The political and economic assault upon First Nations people was accompanied by a comprehensive cultural onslaught. Looking upon the brilliant panorama of First Nations cultures, the colonizers saw only loathsome barbarism. To eradicate this supposed evil, Canada outlawed traditional First Nations cultural practices such as the potlatch and forced generations of First Nations children into the horrific residential school system. Having created an environment certain to produce unimaginable levels of psychological trauma, Canada and its religious orders conspired to destroy the very cultural traditions that for thousands of years had helped First Nations people cope successfully with terror, shame, and grief.

As the legislation that’s framed Canada’s relationship with First Nations peoples since 1876, the Indian Act may offer them some measure of security, but it’s also severely limited the economic and political power that might otherwise have been available to them. Section 34 of the act, for example, states that the federal government can at any time expropriate reserve land. Those sections that might otherwise have offered First Nations people some hope have often been ignored by the Canadian government. Section 68 is a case in point. Even though this section allows a band to control, manage, and expand in whole or in part its revenue moneys, no band was actually allowed to until 1959, and as of 1998 fewer than 20% were approved to do so.

Few Canadians are aware that South Africa modeled its malignant Apartheid system after our Indian Act. South African “homelands” were in large measure recreations of Canada’s “reserves.” Despite some improvements in recent decades, the conditions on these reserves remain deplorable. As of May 2003, 12% of First Nations communities had to boil their drinking water. About 25% of on-reserve water treatment systems pose a high risk to human health. The Assembly of First Nations reports that 423,000 First Nations “people live in 89,000 overcrowded, substandard and rapidly deteriorating housing units.” 6% of on-reserve houses don’t even have sewage service.

First Nations people continue to be excluded from the Canadian economy. Unemployment rates among Aboriginal groups are at least double those of other Canadians. Those Aboriginal people who have work are overwhelmingly employed in low-wage and precarious positions. Poverty levels among Aboriginal people are much higher than the Canadian average, with 60% of First Nations children living below the poverty line. Meanwhile, the level of service provided to First Nations people from federal, provincial, and municipal governments is far lower than the level received by their non-Aboriginal counterparts. Non-aboriginal Canadians enjoy almost 2.5 times the amount of government services that Aboriginals receive. Despite this imbalance, poverty forces First Nations people to rely upon Canada’s social safety net more than other Canadians. Every time this net’s cut, Aboriginal people fall through the holes faster than anyone else. To make matters worse, in 1996 the federal government put a 2% annual cap on funding increases for Indian Affairs core programs, a rate that keeps pace with neither inflation nor First Nations population growth.
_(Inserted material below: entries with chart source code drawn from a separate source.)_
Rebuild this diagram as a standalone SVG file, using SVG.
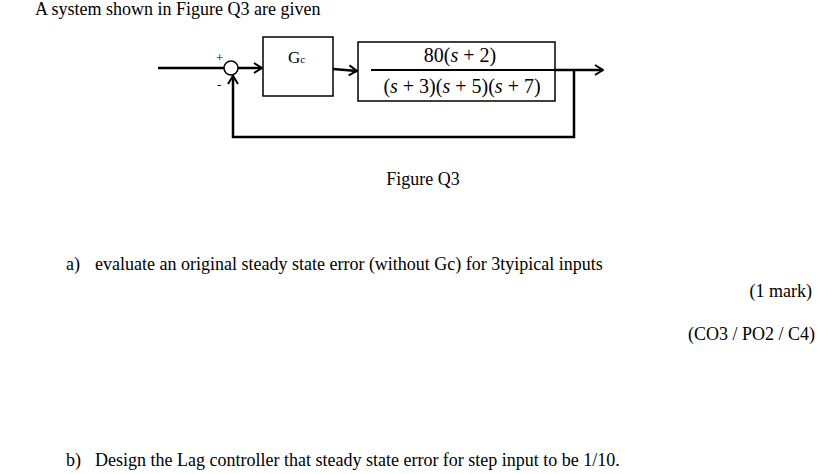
<svg xmlns="http://www.w3.org/2000/svg" width="840" height="474" viewBox="0 0 840 474">
<style>
text{font-family:"Liberation Serif",serif;fill:#000}
.t{font-size:18px}
.ln{stroke:#000;stroke-width:2.5;fill:none}
.bx{stroke:#000;stroke-width:1.5;fill:#fff}
</style>
<defs><marker id="a" markerWidth="10" markerHeight="12" refX="9" refY="6" orient="auto" markerUnits="userSpaceOnUse"><path d="M1,1 L9,6 L1,11" fill="none" stroke="#000" stroke-width="2"/></marker></defs>
<rect width="840" height="474" fill="#fff"/>
<text class="t" x="35" y="15">A system shown in Figure Q3 are given</text>
<g id="connectors">
<line class="ln" x1="158" y1="68" x2="224" y2="68"/>
<line class="ln" x1="238" y1="68" x2="262" y2="68" marker-end="url(#a)"/>
<line class="ln" x1="333" y1="69" x2="357" y2="71" marker-end="url(#a)"/>
<line class="ln" x1="555" y1="70" x2="603" y2="70" marker-end="url(#a)"/>
<polyline class="ln" points="574,70 574,137 233,137 233,76" marker-end="url(#a)"/>
</g>
<g id="sum"><circle cx="231" cy="68" r="7" fill="#fff" stroke="#000" stroke-width="1.5"/>
<text x="216" y="62" font-size="13">+</text><text x="217" y="89" font-size="13">-</text></g>
<g id="gc"><rect class="bx" x="263" y="37" width="70" height="59"/>
<text x="288" y="63" font-size="17">G<tspan font-size="11">c</tspan></text></g>
<g id="plant"><rect class="bx" x="358" y="42" width="197" height="59"/>
<line x1="371" y1="70" x2="555" y2="70" stroke="#000" stroke-width="2"/>
<text x="460" y="62" font-size="20" text-anchor="middle">80(<tspan font-style="italic">s</tspan> + 2)</text>
<text x="462" y="93" font-size="20" text-anchor="middle">(<tspan font-style="italic">s</tspan> + 3)(<tspan font-style="italic">s</tspan> + 5)(<tspan font-style="italic">s</tspan> + 7)</text></g>
<text class="t" x="423" y="185" text-anchor="middle">Figure Q3</text>
<text class="t" x="66" y="270">a)</text>
<text class="t" x="95" y="270">evaluate an original steady state error (without Gc) for 3tyipical inputs</text>
<text class="t" x="812" y="297" text-anchor="end">(1 mark)</text>
<text class="t" x="815" y="340" text-anchor="end">(CO3 / PO2 / C4)</text>
<text class="t" x="66" y="466">b)</text>
<text class="t" x="95" y="466">Design the Lag controller that steady state error for step input to be 1/10.</text>
</svg>
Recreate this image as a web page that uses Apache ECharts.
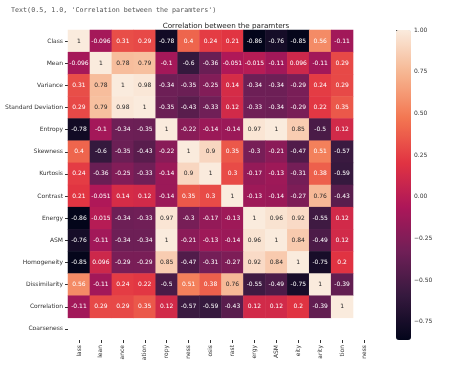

This oppression has grotesque human consequences. According to a 2005 United Nations report, if the quality of life in Canada were judged solely on the experiences of First Nations people, Canada would fall from 8th place out of 174 countries to 48th. According to Indian and Northern Affairs Canada, the life expectancy of First Nations people is seven years lower than for other Canadians. First Nations infant mortality rates are nearly double the Canadian average. The suicide rate among First Nations people is eight times the national rate for women and five times the rate for men. Rates of tuberculosis are 6.6 times the Canadian average. First Nations people are three times more likely to be diabetic than other Canadians, and twice as likely to suffer from a long-term disability. Epidemic levels of addiction, domestic violence, child abuse, and mental illness are predictable consequences of the structural conditions First Nations people are forced to live under.

In our hearts, non-Aboriginal Canadians know that the fouled water in Kashechewan in 2005, like the suicides in Davis Inlet in 1993 and the stand- off at Oka in 1990, is simply another reminder of Canada’s most shameful crimes, crimes whose victims have never recovered, and whose proceeds non-Aboriginal Canadians are still reaping the benefits of today. Of course, this truth is too painful to acknowledge, and so most Canadians continue turning to racist stereotypes of gangster chiefs and imbecilic savages to comfort our collective conscience. The filthiest sewage isn’t in Kashechewan’s water supply, it’s in Canada’s soul, and it’s deeper than we can possibly imagine.